When the Bank Investigates

If you reported unauthorized transactions, federal regulations give the bank 10 business days to investigate and determine whether an error occurred. If the bank needs more time, it can extend the investigation to 45 days, but only if it provisionally credits your account within those first 10 business days so you aren’t left without funds during the process. The bank may withhold up to $50 from that provisional credit if it has a reasonable basis for believing unauthorized activity occurred. Once the investigation concludes, the bank must report the results to you within three business days.

What to Do if the ATM Captures Your Card

Some ATMs physically retain a restricted card rather than ejecting it. This is unsettling, but the card isn’t gone forever. Contact your bank immediately, either by phone or through the mobile app. In most cases, the bank will cancel the captured card for security reasons and issue a replacement rather than trying to retrieve the physical card from the machine. Standard replacement cards typically arrive by mail within 5 to 10 business days. If you need a card sooner, most banks offer expedited delivery for a fee, and some branches can print a temporary card on the spot.

If the ATM belongs to a different bank or is independently operated, that institution is supposed to hold or destroy captured cards per network rules. Don’t try to contact the ATM owner for your card back; work directly with your own bank.

Accessing Your Money While the Card Is Restricted

A card restriction doesn’t necessarily mean your account is frozen. Unless the restriction stems from a legal hold, your money is usually still accessible through other channels.

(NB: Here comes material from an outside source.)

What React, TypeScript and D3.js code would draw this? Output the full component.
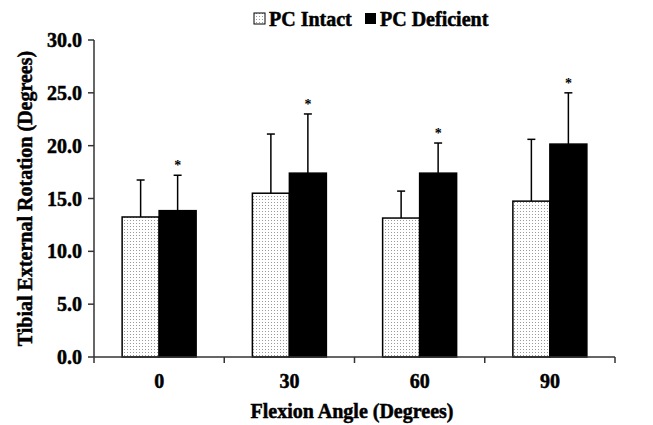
import React from "react";
import * as d3 from "d3";

const angles = ["0", "30", "60", "90"];
const intactMean = [13.25, 15.5, 13.15, 14.75];
const intactErr = [16.75, 21.1, 15.7, 20.6];
const deficientMean = [13.85, 17.4, 17.4, 20.15];
const deficientErr = [17.2, 23.0, 20.25, 25.0];
const yTicks = [0, 5, 10, 15, 20, 25, 30];

const W = 653;
const H = 425;
const margin = { top: 40, right: 38, bottom: 68, left: 94 };
const font = "'Liberation Serif', 'Times New Roman', serif";
const txt = { fontFamily: font, fontWeight: "bold" as const, fontSize: 20, stroke: "#000", strokeWidth: 0.5 };

export default function App() {
  const x = d3
    .scaleBand()
    .domain(angles)
    .range([margin.left, W - margin.right]);
  const y = d3.scaleLinear().domain([0, 30]).range([H - margin.bottom, margin.top]);
  const barW = 37;
  const y0 = y(0);

  const series = [
    { name: "PC Intact", mean: intactMean, err: intactErr, fill: "url(#dots)", off: -barW, star: false },
    { name: "PC Deficient", mean: deficientMean, err: deficientErr, fill: "#000", off: 0, star: true },
  ];

  return (
    <svg width={W} height={H} style={{ position: "absolute", left: 0, top: 0, background: "#fff" }}>
      <defs>
        <pattern id="dots" width="3" height="3" patternUnits="userSpaceOnUse">
          <rect width="3" height="3" fill="#fff" />
          <rect x="1" y="1" width="1" height="1" fill="#9a9a9a" />
        </pattern>
      </defs>

      {/* legend */}
      <g>
        <rect x={254} y={13} width={11} height={11} fill="url(#dots)" stroke="#000" strokeWidth={1} />
        <text x={269} y={26} {...txt}>PC Intact</text>
        <rect x={365} y={13} width={11} height={11} fill="#000" />
        <text x={380} y={26} {...txt}>PC Deficient</text>
      </g>

      {/* bars */}
      {series.map((s) =>
        angles.map((a, i) => {
          const cx = (x(a) as number) + x.bandwidth() / 2 + s.off;
          const mid = cx + barW / 2;
          return (
            <g key={s.name + a}>
              <line x1={mid} x2={mid} y1={y(s.mean[i])} y2={y(s.err[i])} stroke="#000" strokeWidth={1.5} />
              <line x1={mid - 4} x2={mid + 4} y1={y(s.err[i])} y2={y(s.err[i])} stroke="#000" strokeWidth={1.5} />
              <rect
                x={cx}
                y={y(s.mean[i])}
                width={barW}
                height={y0 - y(s.mean[i])}
                fill={s.fill}
                stroke="#000"
                strokeWidth={1.5}
              />
              {s.star && (
                <text x={mid} y={y(s.err[i]) - 5} textAnchor="middle" fontFamily={font} fontWeight="bold" fontSize={14}>
                  *
                </text>
              )}
            </g>
          );
        })
      )}

      {/* y axis */}
      <line x1={margin.left} x2={margin.left} y1={y(30)} y2={y0} stroke="#333" strokeWidth={1.5} />
      {yTicks.map((t) => (
        <g key={t}>
          <line x1={margin.left - 6} x2={margin.left} y1={y(t)} y2={y(t)} stroke="#333" strokeWidth={1.5} />
          <text x={margin.left - 12} y={y(t) + 7} textAnchor="end" {...txt}>
            {t.toFixed(1)}
          </text>
        </g>
      ))}

      {/* x axis */}
      <line x1={margin.left} x2={W - margin.right} y1={y0} y2={y0} stroke="#333" strokeWidth={1.5} />
      {angles.map((a) => (
        <g key={a}>
          <line x1={x(a) as number} x2={x(a) as number} y1={y0} y2={y0 + 6} stroke="#333" strokeWidth={1.5} />
          <text x={(x(a) as number) + x.bandwidth() / 2} y={y0 + 31} textAnchor="middle" {...txt}>
            {a}
          </text>
        </g>
      ))}
      <line x1={W - margin.right} x2={W - margin.right} y1={y0} y2={y0 + 6} stroke="#333" strokeWidth={1.5} />

      <text x={352} y={418} textAnchor="middle" {...txt}>
        Flexion Angle (Degrees)
      </text>
      <text transform={`translate(32,${(y(30) + y0) / 2}) rotate(-90)`} textAnchor="middle" {...txt}>
        Tibial External Rotation (Degrees)
      </text>
    </svg>
  );
}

  • Branch withdrawal: Visit your bank with a government-issued photo ID. A teller can process a withdrawal using your account number even if your card is inactive. If you don’t know your account number, the teller can look it up with your ID.
  • Cardless ATM access: Several major banks now let you withdraw cash using a mobile wallet on your phone instead of a physical card. You tap your phone on the ATM’s contactless reader, enter your PIN, and complete the transaction normally. Whether this works during a card restriction depends on your bank, so check your app first.
  • Transfers and payments: Online bill pay, Zelle, and ACH transfers typically still function because they pull directly from your account rather than routing through the card. Peer-to-peer payment apps linked to your bank account (rather than your card number) are another workaround.

Escalating an Unresolved Restriction

If your bank refuses to lift a restriction you believe is unjustified, or the investigation drags on without provisional credit, you have a federal avenue for complaints. The Consumer Financial Protection Bureau accepts complaints against banks and credit unions through its online portal at consumerfinance.gov/complaint or by phone at (855) 411-2372, Monday through Friday, 8 a.m. to 8 p.m. ET. The process takes about 10 minutes online.

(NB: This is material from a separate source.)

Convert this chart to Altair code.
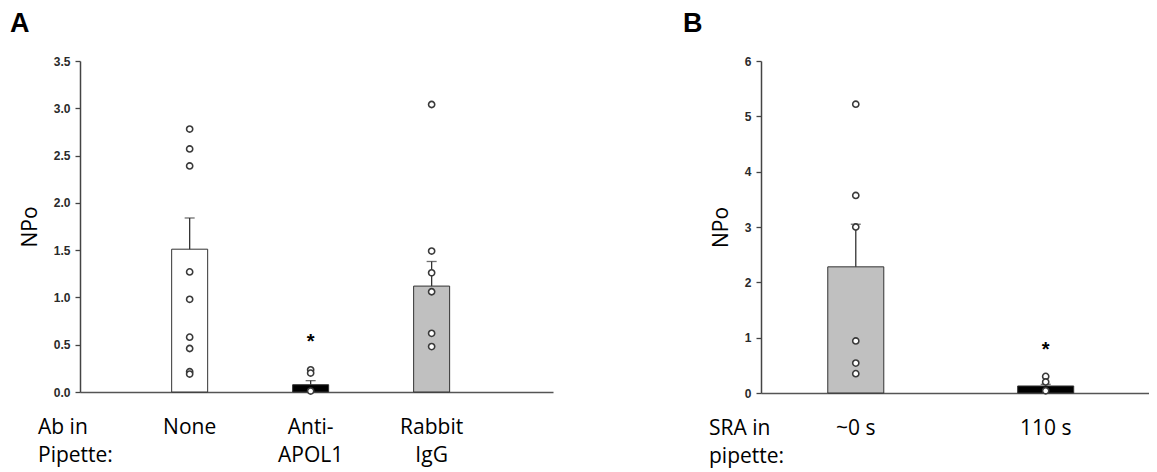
import altair as alt
import pandas as pd

# ---------------- Panel A data ----------------
a_groups = ["None", "Anti-APOL1", "Rabbit IgG"]
a_labels = ["None", "Anti-\nAPOL1", "Rabbit\nIgG"]
a_means = [1.51, 0.077, 1.12]
a_sems = [0.33, 0.043, 0.26]
a_fills = ["#ffffff", "#000000", "#c0c0c0"]
a_pts_none = [2.78, 2.57, 2.39, 1.27, 0.98, 0.58, 0.46, 0.215, 0.19]
a_pts_anti = [0.235, 0.20, 0.01]
a_pts_igg = [3.04, 1.49, 1.26, 1.06, 0.62, 0.48]
a_star_group = ["Anti-APOL1"]
a_star_y = [0.58]
a_yticks = [0.0, 0.5, 1.0, 1.5, 2.0, 2.5, 3.0, 3.5]

# ---------------- Panel B data ----------------
b_groups = ["~0 s", "110 s"]
b_labels = ["~0 s", "110 s"]
b_means = [2.28, 0.127]
b_sems = [0.77, 0.03]
b_fills = ["#c0c0c0", "#000000"]
b_pts_zero = [5.22, 3.57, 3.0, 0.94, 0.54, 0.35]
b_pts_110 = [0.30, 0.20, 0.04]
b_star_group = ["110 s"]
b_star_y = [0.87]
b_yticks = [0, 1, 2, 3, 4, 5, 6]

TEXT_FONT = "Open Sans"


def panel(letter, groups, labels, means, sems, fills, pts, star_group, star_y,
          ydomain, yticks, yfmt, width, height, pi, po, align,
          left_label, left_x, letter_x):
    bars_df = pd.DataFrame({
        "group": groups, "label": labels, "mean": means,
        "upper": [m + s for m, s in zip(means, sems)], "fill": fills})
    pts_df = pd.DataFrame([{"group": g, "mean": v} for g, vals in zip(groups, pts) for v in vals])
    star_df = pd.DataFrame({"group": star_group, "mean": star_y})

    xenc = alt.X("group:N", sort=groups,
                 scale=alt.Scale(domain=groups, paddingInner=pi, paddingOuter=po, align=align),
                 axis=alt.Axis(title=None, labels=False, ticks=False,
                               domainColor="#555", domainWidth=1.5))
    yaxis = alt.Axis(title="NPo", values=yticks, format=yfmt, grid=False,
                     titlePadding=13)
    yscale = alt.Scale(domain=ydomain, nice=False)

    def Y(field):
        return alt.Y(field + ":Q", scale=yscale, axis=yaxis)

    base = alt.Chart(bars_df)
    bars = base.mark_bar(stroke="#333", strokeWidth=1).encode(
        x=xenc, y=Y("mean"), fill=alt.Fill("fill:N", scale=None))
    err = base.mark_rule(color="#333", strokeWidth=1.3).encode(
        x=xenc, y=Y("mean"), y2="upper")
    cap = base.mark_tick(color="#333", thickness=1.3, size=10).encode(
        x=xenc, y=Y("upper"))
    points = alt.Chart(pts_df).mark_point(
        shape="circle", fill="white", stroke="#3a3a3a", strokeWidth=1.6,
        size=38, opacity=1, fillOpacity=1).encode(x=xenc, y=Y("mean"))
    star = alt.Chart(star_df).mark_text(
        text="*", font="Liberation Sans", fontWeight="bold", fontSize=20,
        baseline="middle", dy=5, color="black").encode(x=xenc, y=Y("mean"))
    cat_labels = base.mark_text(
        font=TEXT_FONT, fontSize=21, lineBreak="\n", lineHeight=28,
        baseline="alphabetic", color="black").encode(
        x=xenc, y=alt.value(height + 42), text="label:N")
    side = alt.Chart(pd.DataFrame({"t": [left_label]})).mark_text(
        font=TEXT_FONT, fontSize=21, lineBreak="\n", lineHeight=28,
        baseline="alphabetic", align="left", color="black").encode(
        x=alt.value(left_x), y=alt.value(height + 42), text="t:N")
    let = alt.Chart(pd.DataFrame({"t": [letter]})).mark_text(
        font="Liberation Sans", fontWeight="bold", fontSize=27,
        baseline="alphabetic", align="left", color="black").encode(
        x=alt.value(letter_x), y=alt.value(-29), text="t:N")

    return alt.layer(bars, err, cap, points, star, cat_labels, side, let).properties(
        width=width, height=height)


panel_a = panel("A", a_groups, a_labels, a_means, a_sems, a_fills,
                [a_pts_none, a_pts_anti, a_pts_igg], a_star_group, a_star_y,
                [0, 3.5], a_yticks, ".1f", 473, 331, 0.7025, 0.806, 0.47,
                "Ab in\nPipette:", -42, -70)

panel_b = panel("B", b_groups, b_labels, b_means, b_sems, b_fills,
                [b_pts_zero, b_pts_110], b_star_group, b_star_y,
                [0, 6], b_yticks, "d", 388, 332, 0.705, 0.374, 0.47,
                "SRA in\npipette:", -52, -78)

chart = alt.hconcat(panel_a, panel_b, spacing=208, bounds="flush").properties(
    padding={"left": 2, "top": 2, "right": 0, "bottom": 4}
).configure_view(stroke=None).configure_axis(
    labelFont="Liberation Sans", labelFontWeight="bold", labelFontSize=12,
    labelColor="#2a2a2a", labelPadding=5, tickColor="#444", tickSize=5,
    tickWidth=1.3, domainColor="#444", domainWidth=1.5,
    titleFont=TEXT_FONT, titleFontSize=21, titleFontWeight="normal",
    titleColor="black"
)

chart.save("out.html", embed_options={"renderer": "svg", "actions": False})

Once you submit a complaint, the CFPB forwards it to your bank, which generally has 15 days to respond. In more complex situations, the bank may take up to 60 days. You’ll receive updates by email and can review the bank’s response and provide feedback. The complaint is also published (without your personal details) in the CFPB’s public database, which gives it real teeth. Banks pay attention to their complaint records.

Preventing Future Restrictions

Most restrictions are avoidable with a few habits. Keep your contact information current with your bank so fraud alerts reach you by text or email instead of triggering an automatic lockout. If you’re traveling, check whether your bank still recommends setting a travel notice. Monitor your account balance to avoid overdraft-related freezes. And if your card’s chip is showing wear, request a replacement before it fails at the worst possible moment. A proactive five-minute call beats an unexpected lockout at midnight in an unfamiliar city.